--- Task directions ---
Set down each line of the data below exactly as it stands, dropping the pictures.

— Begin —

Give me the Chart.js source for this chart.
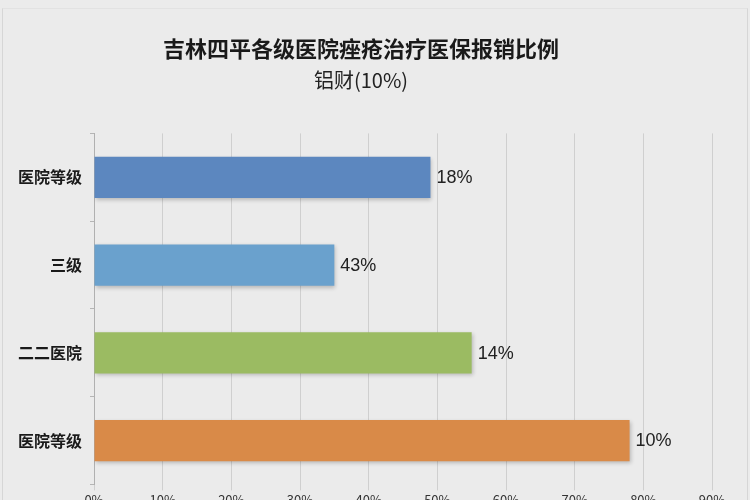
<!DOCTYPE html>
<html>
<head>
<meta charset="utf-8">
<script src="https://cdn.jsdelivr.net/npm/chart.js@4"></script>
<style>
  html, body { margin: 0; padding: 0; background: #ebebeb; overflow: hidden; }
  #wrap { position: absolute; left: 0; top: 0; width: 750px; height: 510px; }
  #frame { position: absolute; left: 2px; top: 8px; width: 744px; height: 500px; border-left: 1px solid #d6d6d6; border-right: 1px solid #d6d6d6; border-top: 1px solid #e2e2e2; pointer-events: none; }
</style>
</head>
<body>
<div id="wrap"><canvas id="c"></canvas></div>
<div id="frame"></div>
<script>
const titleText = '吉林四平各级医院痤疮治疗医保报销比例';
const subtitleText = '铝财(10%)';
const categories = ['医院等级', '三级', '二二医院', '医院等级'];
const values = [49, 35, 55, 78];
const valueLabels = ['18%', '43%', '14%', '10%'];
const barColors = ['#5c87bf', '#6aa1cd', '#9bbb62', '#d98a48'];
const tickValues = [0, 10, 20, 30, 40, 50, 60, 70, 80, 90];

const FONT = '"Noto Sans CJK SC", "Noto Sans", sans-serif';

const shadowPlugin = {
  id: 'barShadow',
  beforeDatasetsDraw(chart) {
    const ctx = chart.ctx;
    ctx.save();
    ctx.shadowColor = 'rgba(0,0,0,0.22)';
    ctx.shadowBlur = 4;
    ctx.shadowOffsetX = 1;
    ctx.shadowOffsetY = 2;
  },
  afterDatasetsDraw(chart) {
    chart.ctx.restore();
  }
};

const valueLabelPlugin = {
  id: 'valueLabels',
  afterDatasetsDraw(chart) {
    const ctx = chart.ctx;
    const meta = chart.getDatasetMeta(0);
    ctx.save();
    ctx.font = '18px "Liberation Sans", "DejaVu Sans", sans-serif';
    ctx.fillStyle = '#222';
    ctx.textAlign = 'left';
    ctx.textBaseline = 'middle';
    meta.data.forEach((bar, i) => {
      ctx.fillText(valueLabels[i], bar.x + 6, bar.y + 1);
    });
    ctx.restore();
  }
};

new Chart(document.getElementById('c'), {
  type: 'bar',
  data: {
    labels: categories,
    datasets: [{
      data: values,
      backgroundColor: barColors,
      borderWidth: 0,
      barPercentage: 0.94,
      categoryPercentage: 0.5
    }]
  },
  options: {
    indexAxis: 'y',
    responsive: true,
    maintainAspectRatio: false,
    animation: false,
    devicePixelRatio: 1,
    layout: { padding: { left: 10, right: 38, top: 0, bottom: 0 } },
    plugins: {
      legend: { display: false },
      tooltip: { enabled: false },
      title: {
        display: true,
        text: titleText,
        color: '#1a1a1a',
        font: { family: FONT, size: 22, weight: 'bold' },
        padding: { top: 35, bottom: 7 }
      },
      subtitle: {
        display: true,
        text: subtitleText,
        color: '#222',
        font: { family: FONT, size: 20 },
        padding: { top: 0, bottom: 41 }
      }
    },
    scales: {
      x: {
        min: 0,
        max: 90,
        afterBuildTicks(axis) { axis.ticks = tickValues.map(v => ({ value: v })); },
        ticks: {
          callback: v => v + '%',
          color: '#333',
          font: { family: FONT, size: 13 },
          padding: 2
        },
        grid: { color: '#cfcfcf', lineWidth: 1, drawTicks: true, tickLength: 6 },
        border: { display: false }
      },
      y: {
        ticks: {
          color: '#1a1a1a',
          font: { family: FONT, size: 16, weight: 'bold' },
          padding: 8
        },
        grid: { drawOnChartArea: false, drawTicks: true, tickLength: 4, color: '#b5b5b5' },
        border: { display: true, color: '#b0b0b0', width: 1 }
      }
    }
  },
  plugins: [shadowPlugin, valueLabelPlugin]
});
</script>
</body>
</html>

— End —

--- Written response ---
Give me the Chart.js source for this chart.
<!DOCTYPE html>
<html>
<head>
<meta charset="utf-8">
<script src="https://cdn.jsdelivr.net/npm/chart.js@4"></script>
<style>
  html, body { margin: 0; padding: 0; background: #ebebeb; overflow: hidden; }
  #wrap { position: absolute; left: 0; top: 0; width: 750px; height: 510px; }
  #frame { position: absolute; left: 2px; top: 8px; width: 744px; height: 500px; border-left: 1px solid #d6d6d6; border-right: 1px solid #d6d6d6; border-top: 1px solid #e2e2e2; pointer-events: none; }
</style>
</head>
<body>
<div id="wrap"><canvas id="c"></canvas></div>
<div id="frame"></div>
<script>
const titleText = '吉林四平各级医院痤疮治疗医保报销比例';
const subtitleText = '铝财(10%)';
const categories = ['医院等级', '三级', '二二医院', '医院等级'];
const values = [49, 35, 55, 78];
const valueLabels = ['18%', '43%', '14%', '10%'];
const barColors = ['#5c87bf', '#6aa1cd', '#9bbb62', '#d98a48'];
const tickValues = [0, 10, 20, 30, 40, 50, 60, 70, 80, 90];

const FONT = '"Noto Sans CJK SC", "Noto Sans", sans-serif';

const shadowPlugin = {
  id: 'barShadow',
  beforeDatasetsDraw(chart) {
    const ctx = chart.ctx;
    ctx.save();
    ctx.shadowColor = 'rgba(0,0,0,0.22)';
    ctx.shadowBlur = 4;
    ctx.shadowOffsetX = 1;
    ctx.shadowOffsetY = 2;
  },
  afterDatasetsDraw(chart) {
    chart.ctx.restore();
  }
};

const valueLabelPlugin = {
  id: 'valueLabels',
  afterDatasetsDraw(chart) {
    const ctx = chart.ctx;
    const meta = chart.getDatasetMeta(0);
    ctx.save();
    ctx.font = '18px "Liberation Sans", "DejaVu Sans", sans-serif';
    ctx.fillStyle = '#222';
    ctx.textAlign = 'left';
    ctx.textBaseline = 'middle';
    meta.data.forEach((bar, i) => {
      ctx.fillText(valueLabels[i], bar.x + 6, bar.y + 1);
    });
    ctx.restore();
  }
};

new Chart(document.getElementById('c'), {
  type: 'bar',
  data: {
    labels: categories,
    datasets: [{
      data: values,
      backgroundColor: barColors,
      borderWidth: 0,
      barPercentage: 0.94,
      categoryPercentage: 0.5
    }]
  },
  options: {
    indexAxis: 'y',
    responsive: true,
    maintainAspectRatio: false,
    animation: false,
    devicePixelRatio: 1,
    layout: { padding: { left: 10, right: 38, top: 0, bottom: 0 } },
    plugins: {
      legend: { display: false },
      tooltip: { enabled: false },
      title: {
        display: true,
        text: titleText,
        color: '#1a1a1a',
        font: { family: FONT, size: 22, weight: 'bold' },
        padding: { top: 35, bottom: 7 }
      },
      subtitle: {
        display: true,
        text: subtitleText,
        color: '#222',
        font: { family: FONT, size: 20 },
        padding: { top: 0, bottom: 41 }
      }
    },
    scales: {
      x: {
        min: 0,
        max: 90,
        afterBuildTicks(axis) { axis.ticks = tickValues.map(v => ({ value: v })); },
        ticks: {
          callback: v => v + '%',
          color: '#333',
          font: { family: FONT, size: 13 },
          padding: 2
        },
        grid: { color: '#cfcfcf', lineWidth: 1, drawTicks: true, tickLength: 6 },
        border: { display: false }
      },
      y: {
        ticks: {
          color: '#1a1a1a',
          font: { family: FONT, size: 16, weight: 'bold' },
          padding: 8
        },
        grid: { drawOnChartArea: false, drawTicks: true, tickLength: 4, color: '#b5b5b5' },
        border: { display: true, color: '#b0b0b0', width: 1 }
      }
    }
  },
  plugins: [shadowPlugin, valueLabelPlugin]
});
</script>
</body>
</html>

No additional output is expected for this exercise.